◆ **PROBLEM TO WORK ON**
Work out how many lines in the listing below include the word "chart". Give nothing but the number.

◆ **DATA FOR THE TASK**
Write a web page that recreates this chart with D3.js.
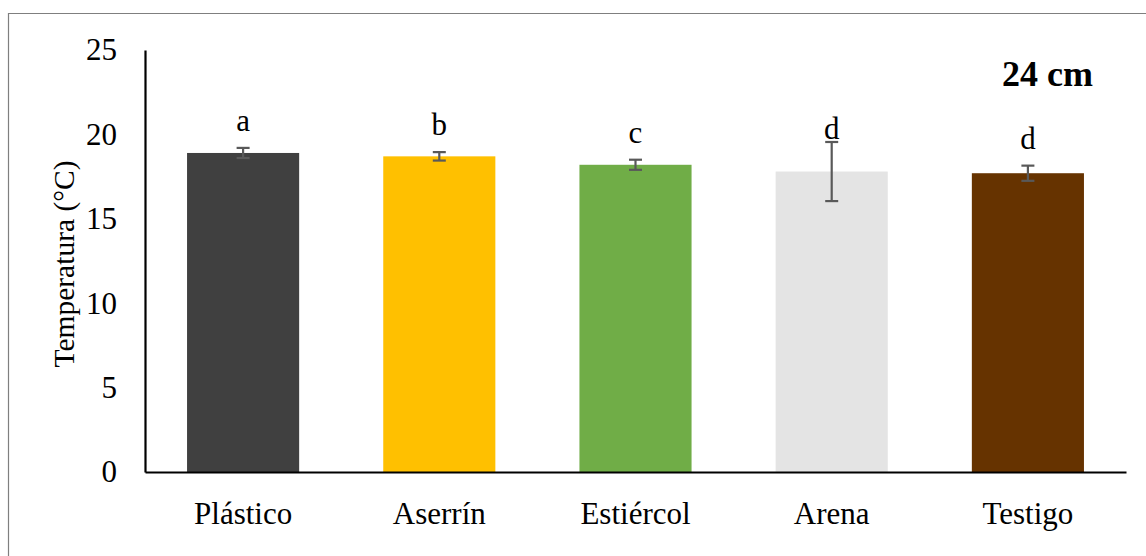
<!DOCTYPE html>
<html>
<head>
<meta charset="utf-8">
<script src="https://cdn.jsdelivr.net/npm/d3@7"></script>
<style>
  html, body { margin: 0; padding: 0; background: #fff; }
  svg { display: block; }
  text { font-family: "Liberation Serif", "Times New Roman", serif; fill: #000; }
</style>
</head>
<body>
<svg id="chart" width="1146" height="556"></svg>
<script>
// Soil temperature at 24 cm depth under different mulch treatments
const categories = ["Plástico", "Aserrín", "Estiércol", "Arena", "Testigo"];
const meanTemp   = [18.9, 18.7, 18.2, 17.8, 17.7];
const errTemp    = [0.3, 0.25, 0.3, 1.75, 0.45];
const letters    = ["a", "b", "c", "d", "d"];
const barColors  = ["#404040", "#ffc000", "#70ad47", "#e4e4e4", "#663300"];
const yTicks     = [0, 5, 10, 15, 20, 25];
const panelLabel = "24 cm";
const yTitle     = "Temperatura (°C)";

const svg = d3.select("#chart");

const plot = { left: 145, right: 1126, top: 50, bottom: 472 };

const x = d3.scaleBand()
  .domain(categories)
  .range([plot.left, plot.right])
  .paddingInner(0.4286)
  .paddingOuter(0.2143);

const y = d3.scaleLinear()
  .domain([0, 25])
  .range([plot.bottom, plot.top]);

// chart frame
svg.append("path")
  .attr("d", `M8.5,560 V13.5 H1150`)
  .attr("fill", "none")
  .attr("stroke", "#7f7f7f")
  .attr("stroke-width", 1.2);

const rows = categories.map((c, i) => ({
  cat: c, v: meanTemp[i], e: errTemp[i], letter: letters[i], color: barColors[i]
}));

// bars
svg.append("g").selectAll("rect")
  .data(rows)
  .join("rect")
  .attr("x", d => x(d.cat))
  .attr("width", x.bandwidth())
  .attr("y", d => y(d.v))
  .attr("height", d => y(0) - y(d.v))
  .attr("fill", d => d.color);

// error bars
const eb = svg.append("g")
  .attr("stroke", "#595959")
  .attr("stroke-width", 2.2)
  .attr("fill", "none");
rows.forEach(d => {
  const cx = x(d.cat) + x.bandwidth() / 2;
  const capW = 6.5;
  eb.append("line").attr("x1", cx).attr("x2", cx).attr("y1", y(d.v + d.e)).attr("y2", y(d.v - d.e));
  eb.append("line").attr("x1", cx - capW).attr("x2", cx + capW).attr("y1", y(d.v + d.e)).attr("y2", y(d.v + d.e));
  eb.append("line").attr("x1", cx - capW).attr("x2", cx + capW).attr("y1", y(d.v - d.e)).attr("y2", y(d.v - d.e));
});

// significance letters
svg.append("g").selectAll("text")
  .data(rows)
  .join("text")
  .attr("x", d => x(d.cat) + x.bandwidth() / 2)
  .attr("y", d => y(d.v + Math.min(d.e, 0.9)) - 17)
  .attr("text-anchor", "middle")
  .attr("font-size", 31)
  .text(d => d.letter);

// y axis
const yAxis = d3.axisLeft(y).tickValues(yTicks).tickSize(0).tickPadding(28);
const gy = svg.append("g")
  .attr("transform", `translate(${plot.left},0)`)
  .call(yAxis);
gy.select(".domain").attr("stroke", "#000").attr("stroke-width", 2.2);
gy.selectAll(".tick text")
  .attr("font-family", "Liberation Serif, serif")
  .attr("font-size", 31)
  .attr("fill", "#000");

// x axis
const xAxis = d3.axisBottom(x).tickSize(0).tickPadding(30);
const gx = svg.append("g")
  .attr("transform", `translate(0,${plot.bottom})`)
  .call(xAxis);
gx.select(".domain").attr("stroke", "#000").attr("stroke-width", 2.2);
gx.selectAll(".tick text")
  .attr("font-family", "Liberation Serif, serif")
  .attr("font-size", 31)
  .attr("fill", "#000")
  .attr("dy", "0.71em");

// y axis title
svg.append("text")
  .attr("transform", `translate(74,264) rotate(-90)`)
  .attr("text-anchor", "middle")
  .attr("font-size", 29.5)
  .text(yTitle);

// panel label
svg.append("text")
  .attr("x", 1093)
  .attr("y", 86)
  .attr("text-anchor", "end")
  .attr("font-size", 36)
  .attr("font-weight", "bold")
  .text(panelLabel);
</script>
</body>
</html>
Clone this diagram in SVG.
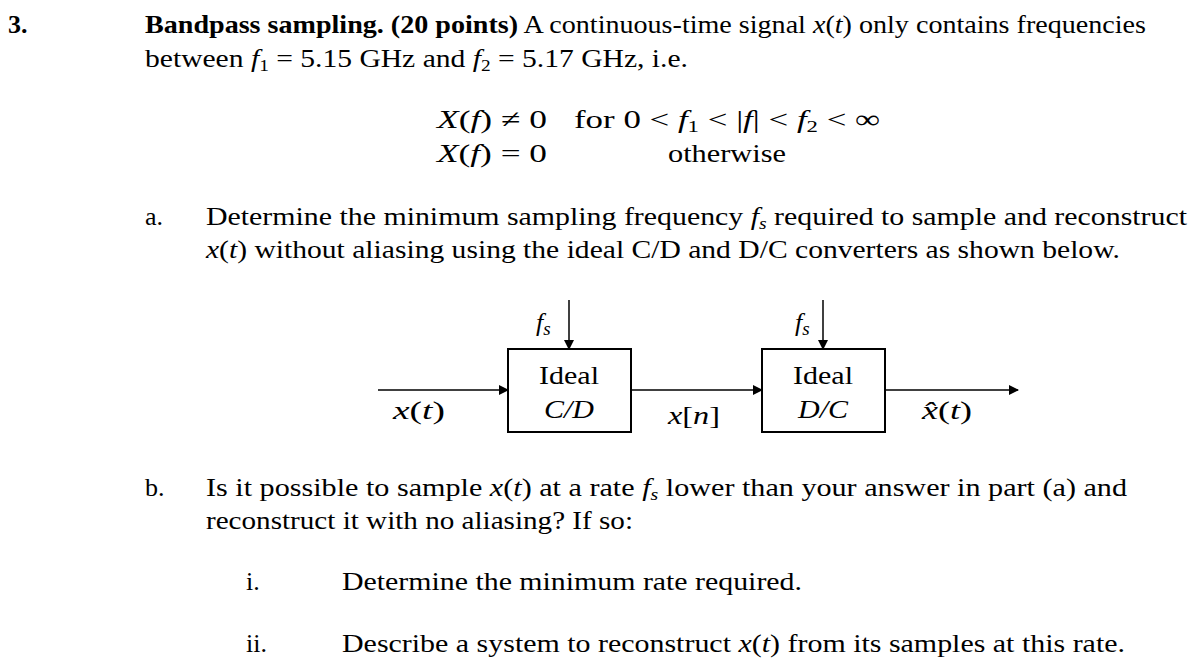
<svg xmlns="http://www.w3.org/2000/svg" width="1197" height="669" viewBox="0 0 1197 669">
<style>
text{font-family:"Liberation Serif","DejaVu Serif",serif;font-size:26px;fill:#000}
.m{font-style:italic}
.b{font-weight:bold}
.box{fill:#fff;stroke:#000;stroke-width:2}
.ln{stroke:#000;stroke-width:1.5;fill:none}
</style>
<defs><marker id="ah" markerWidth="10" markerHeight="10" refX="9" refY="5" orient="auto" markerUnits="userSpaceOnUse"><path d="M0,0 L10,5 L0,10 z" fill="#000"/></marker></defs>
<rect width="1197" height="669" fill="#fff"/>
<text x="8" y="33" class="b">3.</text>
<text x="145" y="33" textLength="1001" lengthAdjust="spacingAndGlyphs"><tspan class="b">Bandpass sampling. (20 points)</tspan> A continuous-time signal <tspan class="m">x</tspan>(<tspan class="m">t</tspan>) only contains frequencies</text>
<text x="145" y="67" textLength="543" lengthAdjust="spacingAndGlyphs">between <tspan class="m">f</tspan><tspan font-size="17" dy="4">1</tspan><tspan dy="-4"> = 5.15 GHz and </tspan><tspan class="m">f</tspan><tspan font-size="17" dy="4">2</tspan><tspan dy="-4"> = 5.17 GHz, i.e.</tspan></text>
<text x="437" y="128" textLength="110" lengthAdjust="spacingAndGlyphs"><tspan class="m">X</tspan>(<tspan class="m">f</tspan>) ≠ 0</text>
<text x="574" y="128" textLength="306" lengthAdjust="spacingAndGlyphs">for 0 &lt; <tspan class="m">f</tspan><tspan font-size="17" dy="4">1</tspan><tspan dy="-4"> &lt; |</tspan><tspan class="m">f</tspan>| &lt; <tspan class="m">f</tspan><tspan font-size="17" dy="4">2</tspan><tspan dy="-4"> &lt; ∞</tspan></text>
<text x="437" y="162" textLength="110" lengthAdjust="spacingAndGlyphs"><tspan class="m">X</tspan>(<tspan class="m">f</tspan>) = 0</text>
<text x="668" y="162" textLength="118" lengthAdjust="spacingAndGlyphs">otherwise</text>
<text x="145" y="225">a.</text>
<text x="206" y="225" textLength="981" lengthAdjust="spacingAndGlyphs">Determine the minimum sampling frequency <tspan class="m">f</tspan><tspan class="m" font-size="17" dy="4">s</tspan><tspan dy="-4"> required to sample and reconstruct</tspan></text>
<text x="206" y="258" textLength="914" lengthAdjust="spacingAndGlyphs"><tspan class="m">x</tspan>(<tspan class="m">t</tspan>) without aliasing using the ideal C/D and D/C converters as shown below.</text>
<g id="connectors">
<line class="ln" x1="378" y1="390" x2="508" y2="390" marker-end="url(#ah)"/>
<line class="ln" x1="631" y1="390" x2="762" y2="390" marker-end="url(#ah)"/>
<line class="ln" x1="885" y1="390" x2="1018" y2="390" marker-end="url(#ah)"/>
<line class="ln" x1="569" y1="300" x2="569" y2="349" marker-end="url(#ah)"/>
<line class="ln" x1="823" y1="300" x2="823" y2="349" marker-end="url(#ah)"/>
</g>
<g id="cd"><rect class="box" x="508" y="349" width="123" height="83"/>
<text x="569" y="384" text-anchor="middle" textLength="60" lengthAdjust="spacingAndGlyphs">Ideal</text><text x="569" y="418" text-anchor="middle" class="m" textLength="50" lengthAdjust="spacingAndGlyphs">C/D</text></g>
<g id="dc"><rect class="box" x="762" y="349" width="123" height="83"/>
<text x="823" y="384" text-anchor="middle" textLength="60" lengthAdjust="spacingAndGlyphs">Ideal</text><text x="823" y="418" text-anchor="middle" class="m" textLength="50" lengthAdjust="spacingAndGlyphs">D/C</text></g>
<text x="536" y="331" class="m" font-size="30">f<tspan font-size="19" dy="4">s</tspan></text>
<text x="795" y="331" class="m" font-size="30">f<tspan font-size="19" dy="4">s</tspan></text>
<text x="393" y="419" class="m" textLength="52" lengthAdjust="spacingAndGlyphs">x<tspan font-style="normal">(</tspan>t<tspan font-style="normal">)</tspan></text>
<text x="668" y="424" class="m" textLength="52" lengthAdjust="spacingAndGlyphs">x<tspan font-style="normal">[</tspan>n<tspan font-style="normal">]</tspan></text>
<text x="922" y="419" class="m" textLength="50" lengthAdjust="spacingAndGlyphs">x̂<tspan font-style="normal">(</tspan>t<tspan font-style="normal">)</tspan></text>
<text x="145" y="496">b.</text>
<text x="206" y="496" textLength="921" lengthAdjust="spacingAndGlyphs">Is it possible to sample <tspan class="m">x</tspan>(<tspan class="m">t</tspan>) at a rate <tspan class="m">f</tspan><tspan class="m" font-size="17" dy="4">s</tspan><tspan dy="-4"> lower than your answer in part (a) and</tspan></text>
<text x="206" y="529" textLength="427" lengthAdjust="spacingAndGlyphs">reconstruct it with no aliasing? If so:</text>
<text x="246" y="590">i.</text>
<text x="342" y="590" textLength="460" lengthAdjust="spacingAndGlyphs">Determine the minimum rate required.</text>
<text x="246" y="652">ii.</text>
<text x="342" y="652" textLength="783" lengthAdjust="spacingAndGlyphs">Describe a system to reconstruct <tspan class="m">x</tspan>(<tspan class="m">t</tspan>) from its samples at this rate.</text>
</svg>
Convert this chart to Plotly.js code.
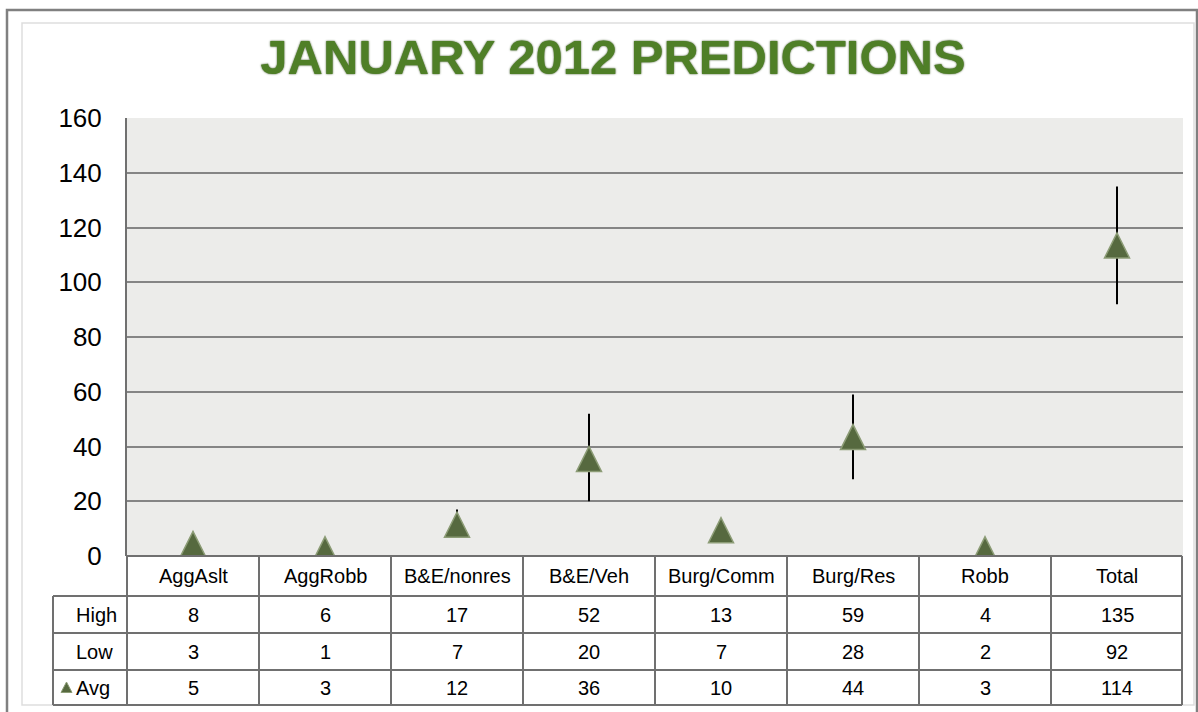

◆ **TASK ANSWER**
5